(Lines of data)
▼▼▼

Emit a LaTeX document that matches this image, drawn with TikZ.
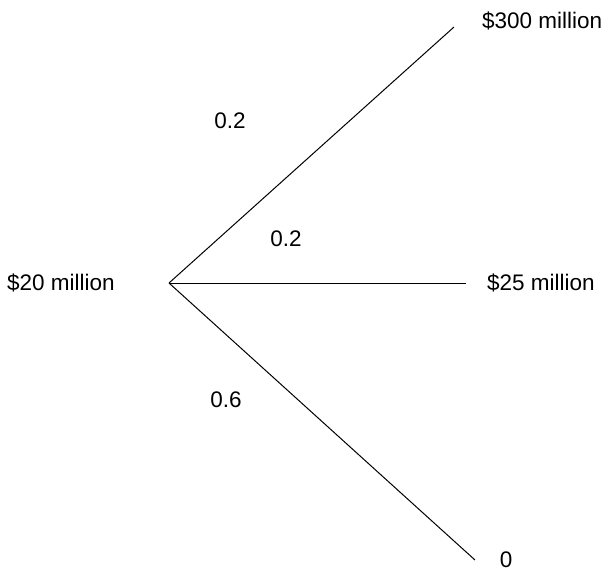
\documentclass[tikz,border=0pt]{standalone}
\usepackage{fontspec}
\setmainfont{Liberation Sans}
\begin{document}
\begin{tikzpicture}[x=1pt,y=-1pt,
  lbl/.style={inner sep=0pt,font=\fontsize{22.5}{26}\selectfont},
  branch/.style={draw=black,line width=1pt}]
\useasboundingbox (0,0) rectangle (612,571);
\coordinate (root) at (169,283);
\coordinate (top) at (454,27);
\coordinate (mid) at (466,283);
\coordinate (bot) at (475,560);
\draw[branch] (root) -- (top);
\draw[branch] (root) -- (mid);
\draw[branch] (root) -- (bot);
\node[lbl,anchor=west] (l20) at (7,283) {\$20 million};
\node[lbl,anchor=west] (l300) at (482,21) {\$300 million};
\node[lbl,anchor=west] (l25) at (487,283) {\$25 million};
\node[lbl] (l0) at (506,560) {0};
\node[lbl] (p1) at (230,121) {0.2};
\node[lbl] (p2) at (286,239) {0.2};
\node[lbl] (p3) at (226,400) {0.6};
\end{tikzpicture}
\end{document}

▲▲▲
▼▼▼

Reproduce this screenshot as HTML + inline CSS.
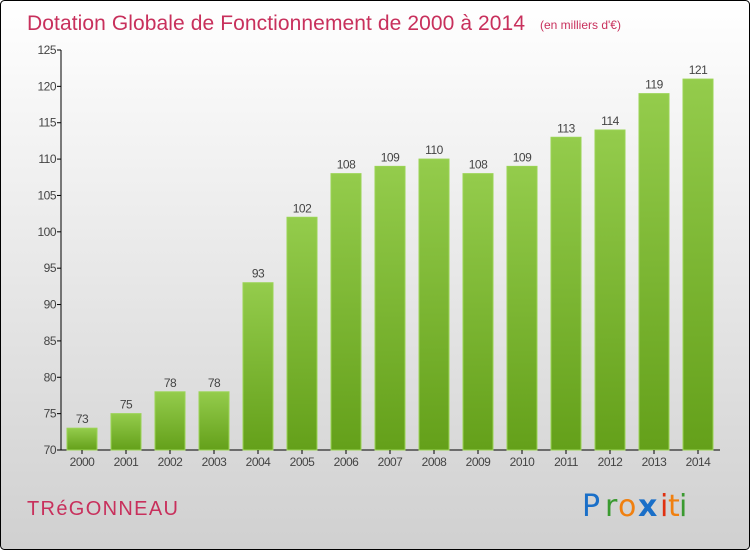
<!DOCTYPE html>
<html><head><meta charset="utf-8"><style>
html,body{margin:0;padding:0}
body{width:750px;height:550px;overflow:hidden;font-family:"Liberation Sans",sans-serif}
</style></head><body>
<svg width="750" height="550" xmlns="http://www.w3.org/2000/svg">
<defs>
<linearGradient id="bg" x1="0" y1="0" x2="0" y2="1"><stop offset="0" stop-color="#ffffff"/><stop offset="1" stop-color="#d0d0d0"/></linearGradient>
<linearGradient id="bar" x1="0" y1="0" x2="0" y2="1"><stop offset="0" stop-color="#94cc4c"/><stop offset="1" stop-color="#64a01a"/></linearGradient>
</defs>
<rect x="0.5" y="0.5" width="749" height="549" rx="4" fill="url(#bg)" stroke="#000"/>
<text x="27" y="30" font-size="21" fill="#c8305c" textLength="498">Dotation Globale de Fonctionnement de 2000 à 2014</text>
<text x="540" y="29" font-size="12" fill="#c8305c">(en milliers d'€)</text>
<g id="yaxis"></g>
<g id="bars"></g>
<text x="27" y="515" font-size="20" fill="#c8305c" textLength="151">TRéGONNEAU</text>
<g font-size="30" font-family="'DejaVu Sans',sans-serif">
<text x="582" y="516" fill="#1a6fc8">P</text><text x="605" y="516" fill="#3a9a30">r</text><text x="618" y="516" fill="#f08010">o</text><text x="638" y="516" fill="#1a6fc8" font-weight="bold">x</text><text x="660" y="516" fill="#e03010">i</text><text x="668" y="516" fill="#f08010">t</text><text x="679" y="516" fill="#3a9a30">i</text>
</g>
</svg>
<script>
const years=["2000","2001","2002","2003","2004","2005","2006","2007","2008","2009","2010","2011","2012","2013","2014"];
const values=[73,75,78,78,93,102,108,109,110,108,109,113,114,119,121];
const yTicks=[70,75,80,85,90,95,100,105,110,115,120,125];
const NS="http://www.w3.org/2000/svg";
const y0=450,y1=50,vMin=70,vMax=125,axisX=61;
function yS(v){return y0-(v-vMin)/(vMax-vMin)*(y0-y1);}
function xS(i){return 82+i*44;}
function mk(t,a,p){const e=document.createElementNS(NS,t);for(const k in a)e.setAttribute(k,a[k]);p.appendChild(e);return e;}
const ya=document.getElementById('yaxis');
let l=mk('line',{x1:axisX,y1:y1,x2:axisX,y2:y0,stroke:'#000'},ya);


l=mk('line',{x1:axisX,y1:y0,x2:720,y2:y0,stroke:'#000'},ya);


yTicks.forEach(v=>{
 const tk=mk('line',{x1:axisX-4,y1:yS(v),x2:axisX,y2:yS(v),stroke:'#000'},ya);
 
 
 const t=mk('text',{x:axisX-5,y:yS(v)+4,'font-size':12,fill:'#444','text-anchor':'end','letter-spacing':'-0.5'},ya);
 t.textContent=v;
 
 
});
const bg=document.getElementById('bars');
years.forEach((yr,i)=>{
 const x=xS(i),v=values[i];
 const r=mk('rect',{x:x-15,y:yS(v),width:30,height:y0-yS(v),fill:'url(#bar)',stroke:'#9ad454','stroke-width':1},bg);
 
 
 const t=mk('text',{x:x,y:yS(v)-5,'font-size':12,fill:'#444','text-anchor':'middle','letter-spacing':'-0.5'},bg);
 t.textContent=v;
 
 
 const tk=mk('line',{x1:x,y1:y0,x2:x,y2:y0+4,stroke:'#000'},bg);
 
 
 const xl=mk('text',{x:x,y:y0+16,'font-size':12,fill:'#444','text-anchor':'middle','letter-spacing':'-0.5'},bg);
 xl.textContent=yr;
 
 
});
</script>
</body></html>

▲▲▲
▼▼▼

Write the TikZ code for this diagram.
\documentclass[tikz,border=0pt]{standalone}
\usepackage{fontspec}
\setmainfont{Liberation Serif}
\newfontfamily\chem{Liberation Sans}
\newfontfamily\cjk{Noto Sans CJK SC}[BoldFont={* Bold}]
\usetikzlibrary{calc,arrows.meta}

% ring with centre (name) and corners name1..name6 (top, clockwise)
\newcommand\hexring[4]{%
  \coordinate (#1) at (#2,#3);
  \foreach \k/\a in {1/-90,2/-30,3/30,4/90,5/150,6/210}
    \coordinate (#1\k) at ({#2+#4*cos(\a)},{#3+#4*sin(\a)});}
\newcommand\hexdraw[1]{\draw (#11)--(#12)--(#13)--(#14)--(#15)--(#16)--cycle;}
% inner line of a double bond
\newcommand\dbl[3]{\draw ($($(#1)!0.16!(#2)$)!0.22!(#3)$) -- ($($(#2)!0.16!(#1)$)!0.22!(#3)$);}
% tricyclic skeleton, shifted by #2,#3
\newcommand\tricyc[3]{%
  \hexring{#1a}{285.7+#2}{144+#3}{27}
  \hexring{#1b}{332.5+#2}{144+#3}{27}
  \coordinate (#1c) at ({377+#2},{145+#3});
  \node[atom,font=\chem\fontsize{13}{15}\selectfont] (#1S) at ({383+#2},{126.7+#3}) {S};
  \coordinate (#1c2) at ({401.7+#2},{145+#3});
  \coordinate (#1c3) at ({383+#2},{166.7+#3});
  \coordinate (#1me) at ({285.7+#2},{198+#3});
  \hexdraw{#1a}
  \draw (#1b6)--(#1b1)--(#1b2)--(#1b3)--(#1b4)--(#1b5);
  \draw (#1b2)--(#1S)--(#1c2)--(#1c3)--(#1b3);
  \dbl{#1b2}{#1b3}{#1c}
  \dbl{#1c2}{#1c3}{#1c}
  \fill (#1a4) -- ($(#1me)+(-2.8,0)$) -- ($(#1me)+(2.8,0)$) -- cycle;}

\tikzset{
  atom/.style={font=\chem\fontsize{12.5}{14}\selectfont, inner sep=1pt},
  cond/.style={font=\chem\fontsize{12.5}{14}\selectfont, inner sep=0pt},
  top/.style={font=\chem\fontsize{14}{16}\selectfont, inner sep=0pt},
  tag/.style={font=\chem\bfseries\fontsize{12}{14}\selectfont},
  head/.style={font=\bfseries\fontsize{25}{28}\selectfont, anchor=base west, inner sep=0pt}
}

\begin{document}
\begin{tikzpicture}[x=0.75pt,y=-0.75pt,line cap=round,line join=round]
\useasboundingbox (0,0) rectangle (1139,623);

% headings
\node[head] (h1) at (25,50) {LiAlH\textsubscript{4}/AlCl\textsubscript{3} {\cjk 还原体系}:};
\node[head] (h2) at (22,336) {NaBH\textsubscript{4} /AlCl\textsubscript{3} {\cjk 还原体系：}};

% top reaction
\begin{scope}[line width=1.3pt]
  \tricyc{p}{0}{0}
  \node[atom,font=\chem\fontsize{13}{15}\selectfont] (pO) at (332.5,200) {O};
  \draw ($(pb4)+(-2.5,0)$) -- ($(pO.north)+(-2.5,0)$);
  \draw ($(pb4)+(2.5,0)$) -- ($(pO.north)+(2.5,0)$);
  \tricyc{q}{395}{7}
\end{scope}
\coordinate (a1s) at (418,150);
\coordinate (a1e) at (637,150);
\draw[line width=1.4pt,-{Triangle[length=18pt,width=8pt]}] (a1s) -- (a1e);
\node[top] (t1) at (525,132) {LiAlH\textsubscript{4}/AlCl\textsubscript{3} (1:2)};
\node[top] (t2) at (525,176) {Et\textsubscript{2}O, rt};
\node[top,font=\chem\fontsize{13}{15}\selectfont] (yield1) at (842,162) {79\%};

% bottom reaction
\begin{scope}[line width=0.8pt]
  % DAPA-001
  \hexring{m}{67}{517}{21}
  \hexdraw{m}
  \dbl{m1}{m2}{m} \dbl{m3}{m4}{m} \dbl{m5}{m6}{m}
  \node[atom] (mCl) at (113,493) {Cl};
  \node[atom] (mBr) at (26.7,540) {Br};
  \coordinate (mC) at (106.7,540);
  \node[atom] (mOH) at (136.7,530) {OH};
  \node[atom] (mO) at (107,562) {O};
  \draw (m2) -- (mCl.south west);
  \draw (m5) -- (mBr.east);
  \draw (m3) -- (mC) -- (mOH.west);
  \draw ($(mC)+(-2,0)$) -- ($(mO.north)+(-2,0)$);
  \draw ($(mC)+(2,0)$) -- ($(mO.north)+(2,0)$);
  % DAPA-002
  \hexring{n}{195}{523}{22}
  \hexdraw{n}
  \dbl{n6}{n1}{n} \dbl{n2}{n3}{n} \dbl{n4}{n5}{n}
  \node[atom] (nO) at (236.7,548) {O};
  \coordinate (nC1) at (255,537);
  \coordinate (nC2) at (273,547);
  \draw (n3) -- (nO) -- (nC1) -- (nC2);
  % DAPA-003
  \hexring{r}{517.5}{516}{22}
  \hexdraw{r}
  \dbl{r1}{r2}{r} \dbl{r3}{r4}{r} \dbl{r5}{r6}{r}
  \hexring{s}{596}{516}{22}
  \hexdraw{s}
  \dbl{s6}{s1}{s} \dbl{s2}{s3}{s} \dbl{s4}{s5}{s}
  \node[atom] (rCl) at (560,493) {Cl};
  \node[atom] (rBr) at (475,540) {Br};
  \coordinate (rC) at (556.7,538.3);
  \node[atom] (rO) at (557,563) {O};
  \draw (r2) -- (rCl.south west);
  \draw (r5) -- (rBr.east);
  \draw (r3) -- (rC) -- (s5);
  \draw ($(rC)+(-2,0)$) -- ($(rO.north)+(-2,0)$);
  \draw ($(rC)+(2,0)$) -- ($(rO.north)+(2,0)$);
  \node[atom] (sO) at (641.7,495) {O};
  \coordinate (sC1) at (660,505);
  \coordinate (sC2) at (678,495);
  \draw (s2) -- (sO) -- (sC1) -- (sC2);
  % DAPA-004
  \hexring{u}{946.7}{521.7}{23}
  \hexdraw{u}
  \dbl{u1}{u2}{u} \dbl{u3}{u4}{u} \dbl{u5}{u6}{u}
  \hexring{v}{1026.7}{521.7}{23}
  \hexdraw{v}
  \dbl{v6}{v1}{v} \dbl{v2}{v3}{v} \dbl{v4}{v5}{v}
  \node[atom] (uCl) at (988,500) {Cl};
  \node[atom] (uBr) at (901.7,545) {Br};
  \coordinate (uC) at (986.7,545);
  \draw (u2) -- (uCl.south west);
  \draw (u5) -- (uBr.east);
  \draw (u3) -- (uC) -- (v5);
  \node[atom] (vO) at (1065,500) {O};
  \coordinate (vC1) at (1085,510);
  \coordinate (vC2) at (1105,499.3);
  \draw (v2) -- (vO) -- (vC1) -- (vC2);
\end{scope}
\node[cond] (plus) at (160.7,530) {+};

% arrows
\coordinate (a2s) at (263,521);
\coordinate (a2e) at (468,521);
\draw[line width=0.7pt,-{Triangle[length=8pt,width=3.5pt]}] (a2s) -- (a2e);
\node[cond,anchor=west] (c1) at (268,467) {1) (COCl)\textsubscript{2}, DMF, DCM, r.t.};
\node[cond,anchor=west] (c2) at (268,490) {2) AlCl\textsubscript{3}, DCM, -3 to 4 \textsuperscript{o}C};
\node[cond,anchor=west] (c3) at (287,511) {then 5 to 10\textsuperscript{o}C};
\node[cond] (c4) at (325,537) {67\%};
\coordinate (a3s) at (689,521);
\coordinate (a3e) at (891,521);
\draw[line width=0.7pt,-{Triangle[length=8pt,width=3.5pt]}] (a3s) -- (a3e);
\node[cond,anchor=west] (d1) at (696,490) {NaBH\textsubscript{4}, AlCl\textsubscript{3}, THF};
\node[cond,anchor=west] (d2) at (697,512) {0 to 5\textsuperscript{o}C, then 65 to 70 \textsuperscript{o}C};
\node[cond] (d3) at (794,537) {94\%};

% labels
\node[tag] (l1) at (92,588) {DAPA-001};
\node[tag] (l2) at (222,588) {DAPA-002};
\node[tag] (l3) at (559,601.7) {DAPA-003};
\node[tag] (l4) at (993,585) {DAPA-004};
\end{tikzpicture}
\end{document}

▲▲▲

JOB: Show the lines of the records that contain the word "this".

OUTPUT BELOW:
Emit a LaTeX document that matches this image, drawn with TikZ.
Reproduce this screenshot as HTML + inline CSS.
Write the TikZ code for this diagram.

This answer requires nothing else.